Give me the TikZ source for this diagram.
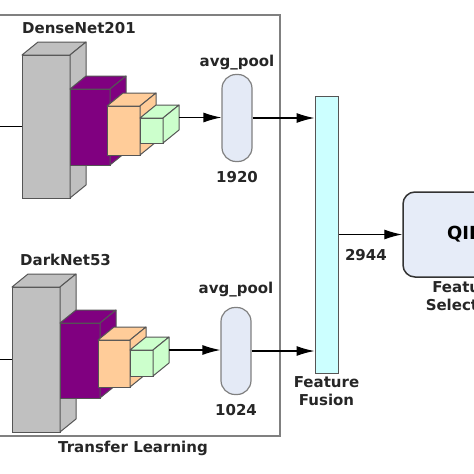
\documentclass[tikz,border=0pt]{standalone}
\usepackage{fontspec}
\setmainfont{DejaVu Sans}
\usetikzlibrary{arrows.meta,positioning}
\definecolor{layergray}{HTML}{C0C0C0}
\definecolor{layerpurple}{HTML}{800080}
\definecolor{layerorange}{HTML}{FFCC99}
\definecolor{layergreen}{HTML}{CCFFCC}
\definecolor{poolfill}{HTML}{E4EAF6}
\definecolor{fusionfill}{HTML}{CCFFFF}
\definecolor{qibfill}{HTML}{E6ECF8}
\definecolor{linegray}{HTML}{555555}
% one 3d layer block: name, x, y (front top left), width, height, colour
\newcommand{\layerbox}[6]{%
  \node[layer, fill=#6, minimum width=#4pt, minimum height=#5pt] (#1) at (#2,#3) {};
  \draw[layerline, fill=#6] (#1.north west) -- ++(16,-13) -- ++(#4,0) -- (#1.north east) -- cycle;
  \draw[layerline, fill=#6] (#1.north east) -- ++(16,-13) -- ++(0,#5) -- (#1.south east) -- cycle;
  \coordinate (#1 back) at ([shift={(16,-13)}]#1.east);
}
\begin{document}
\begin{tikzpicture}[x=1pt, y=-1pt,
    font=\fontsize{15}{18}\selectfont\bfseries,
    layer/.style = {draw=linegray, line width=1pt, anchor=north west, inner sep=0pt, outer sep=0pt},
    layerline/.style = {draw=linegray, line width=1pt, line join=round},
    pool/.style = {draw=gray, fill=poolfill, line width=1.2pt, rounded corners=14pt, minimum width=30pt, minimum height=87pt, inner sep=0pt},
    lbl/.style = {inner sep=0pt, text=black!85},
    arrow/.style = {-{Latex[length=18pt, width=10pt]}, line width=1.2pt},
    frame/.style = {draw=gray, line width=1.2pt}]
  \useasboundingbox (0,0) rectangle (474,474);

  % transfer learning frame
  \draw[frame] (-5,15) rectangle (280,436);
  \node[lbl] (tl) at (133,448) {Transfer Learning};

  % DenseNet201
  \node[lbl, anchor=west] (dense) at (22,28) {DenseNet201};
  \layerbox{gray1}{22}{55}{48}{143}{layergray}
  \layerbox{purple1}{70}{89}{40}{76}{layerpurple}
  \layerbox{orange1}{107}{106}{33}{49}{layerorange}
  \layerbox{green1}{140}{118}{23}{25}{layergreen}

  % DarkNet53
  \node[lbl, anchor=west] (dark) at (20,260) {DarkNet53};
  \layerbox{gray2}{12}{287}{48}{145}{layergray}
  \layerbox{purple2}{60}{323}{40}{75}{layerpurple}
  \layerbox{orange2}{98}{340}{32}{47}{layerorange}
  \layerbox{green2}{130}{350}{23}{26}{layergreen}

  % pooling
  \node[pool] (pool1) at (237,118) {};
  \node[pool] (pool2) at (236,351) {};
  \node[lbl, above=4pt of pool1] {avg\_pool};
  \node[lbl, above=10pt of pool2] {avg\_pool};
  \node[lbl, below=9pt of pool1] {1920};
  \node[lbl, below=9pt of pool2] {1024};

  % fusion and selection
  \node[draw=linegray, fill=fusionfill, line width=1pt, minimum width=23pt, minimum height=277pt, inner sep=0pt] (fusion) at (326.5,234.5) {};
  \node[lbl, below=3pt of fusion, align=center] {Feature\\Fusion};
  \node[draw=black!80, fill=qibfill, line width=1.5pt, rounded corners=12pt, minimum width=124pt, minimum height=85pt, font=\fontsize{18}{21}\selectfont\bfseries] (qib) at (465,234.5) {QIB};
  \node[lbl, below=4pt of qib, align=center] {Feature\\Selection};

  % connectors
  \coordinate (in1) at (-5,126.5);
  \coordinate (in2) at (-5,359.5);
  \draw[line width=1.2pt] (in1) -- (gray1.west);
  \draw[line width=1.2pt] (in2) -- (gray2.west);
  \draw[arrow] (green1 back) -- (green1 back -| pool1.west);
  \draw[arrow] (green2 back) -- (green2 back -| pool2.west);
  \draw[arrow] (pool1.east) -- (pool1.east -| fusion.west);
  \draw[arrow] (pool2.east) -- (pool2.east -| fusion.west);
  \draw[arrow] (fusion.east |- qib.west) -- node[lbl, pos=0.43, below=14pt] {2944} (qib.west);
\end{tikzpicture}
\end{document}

▶ [WORK TO DO]: All of the data above should be transcribed verbatim, with pictures omitted.

▶ [EXPECTED OUTPUT]:
Give me the TikZ source for this diagram.
\documentclass[tikz,border=0pt]{standalone}
\usepackage{fontspec}
\setmainfont{DejaVu Sans}
\usetikzlibrary{arrows.meta,positioning}
\definecolor{layergray}{HTML}{C0C0C0}
\definecolor{layerpurple}{HTML}{800080}
\definecolor{layerorange}{HTML}{FFCC99}
\definecolor{layergreen}{HTML}{CCFFCC}
\definecolor{poolfill}{HTML}{E4EAF6}
\definecolor{fusionfill}{HTML}{CCFFFF}
\definecolor{qibfill}{HTML}{E6ECF8}
\definecolor{linegray}{HTML}{555555}
% one 3d layer block: name, x, y (front top left), width, height, colour
\newcommand{\layerbox}[6]{%
  \node[layer, fill=#6, minimum width=#4pt, minimum height=#5pt] (#1) at (#2,#3) {};
  \draw[layerline, fill=#6] (#1.north west) -- ++(16,-13) -- ++(#4,0) -- (#1.north east) -- cycle;
  \draw[layerline, fill=#6] (#1.north east) -- ++(16,-13) -- ++(0,#5) -- (#1.south east) -- cycle;
  \coordinate (#1 back) at ([shift={(16,-13)}]#1.east);
}
\begin{document}
\begin{tikzpicture}[x=1pt, y=-1pt,
    font=\fontsize{15}{18}\selectfont\bfseries,
    layer/.style = {draw=linegray, line width=1pt, anchor=north west, inner sep=0pt, outer sep=0pt},
    layerline/.style = {draw=linegray, line width=1pt, line join=round},
    pool/.style = {draw=gray, fill=poolfill, line width=1.2pt, rounded corners=14pt, minimum width=30pt, minimum height=87pt, inner sep=0pt},
    lbl/.style = {inner sep=0pt, text=black!85},
    arrow/.style = {-{Latex[length=18pt, width=10pt]}, line width=1.2pt},
    frame/.style = {draw=gray, line width=1.2pt}]
  \useasboundingbox (0,0) rectangle (474,474);

  % transfer learning frame
  \draw[frame] (-5,15) rectangle (280,436);
  \node[lbl] (tl) at (133,448) {Transfer Learning};

  % DenseNet201
  \node[lbl, anchor=west] (dense) at (22,28) {DenseNet201};
  \layerbox{gray1}{22}{55}{48}{143}{layergray}
  \layerbox{purple1}{70}{89}{40}{76}{layerpurple}
  \layerbox{orange1}{107}{106}{33}{49}{layerorange}
  \layerbox{green1}{140}{118}{23}{25}{layergreen}

  % DarkNet53
  \node[lbl, anchor=west] (dark) at (20,260) {DarkNet53};
  \layerbox{gray2}{12}{287}{48}{145}{layergray}
  \layerbox{purple2}{60}{323}{40}{75}{layerpurple}
  \layerbox{orange2}{98}{340}{32}{47}{layerorange}
  \layerbox{green2}{130}{350}{23}{26}{layergreen}

  % pooling
  \node[pool] (pool1) at (237,118) {};
  \node[pool] (pool2) at (236,351) {};
  \node[lbl, above=4pt of pool1] {avg\_pool};
  \node[lbl, above=10pt of pool2] {avg\_pool};
  \node[lbl, below=9pt of pool1] {1920};
  \node[lbl, below=9pt of pool2] {1024};

  % fusion and selection
  \node[draw=linegray, fill=fusionfill, line width=1pt, minimum width=23pt, minimum height=277pt, inner sep=0pt] (fusion) at (326.5,234.5) {};
  \node[lbl, below=3pt of fusion, align=center] {Feature\\Fusion};
  \node[draw=black!80, fill=qibfill, line width=1.5pt, rounded corners=12pt, minimum width=124pt, minimum height=85pt, font=\fontsize{18}{21}\selectfont\bfseries] (qib) at (465,234.5) {QIB};
  \node[lbl, below=4pt of qib, align=center] {Feature\\Selection};

  % connectors
  \coordinate (in1) at (-5,126.5);
  \coordinate (in2) at (-5,359.5);
  \draw[line width=1.2pt] (in1) -- (gray1.west);
  \draw[line width=1.2pt] (in2) -- (gray2.west);
  \draw[arrow] (green1 back) -- (green1 back -| pool1.west);
  \draw[arrow] (green2 back) -- (green2 back -| pool2.west);
  \draw[arrow] (pool1.east) -- (pool1.east -| fusion.west);
  \draw[arrow] (pool2.east) -- (pool2.east -| fusion.west);
  \draw[arrow] (fusion.east |- qib.west) -- node[lbl, pos=0.43, below=14pt] {2944} (qib.west);
\end{tikzpicture}
\end{document}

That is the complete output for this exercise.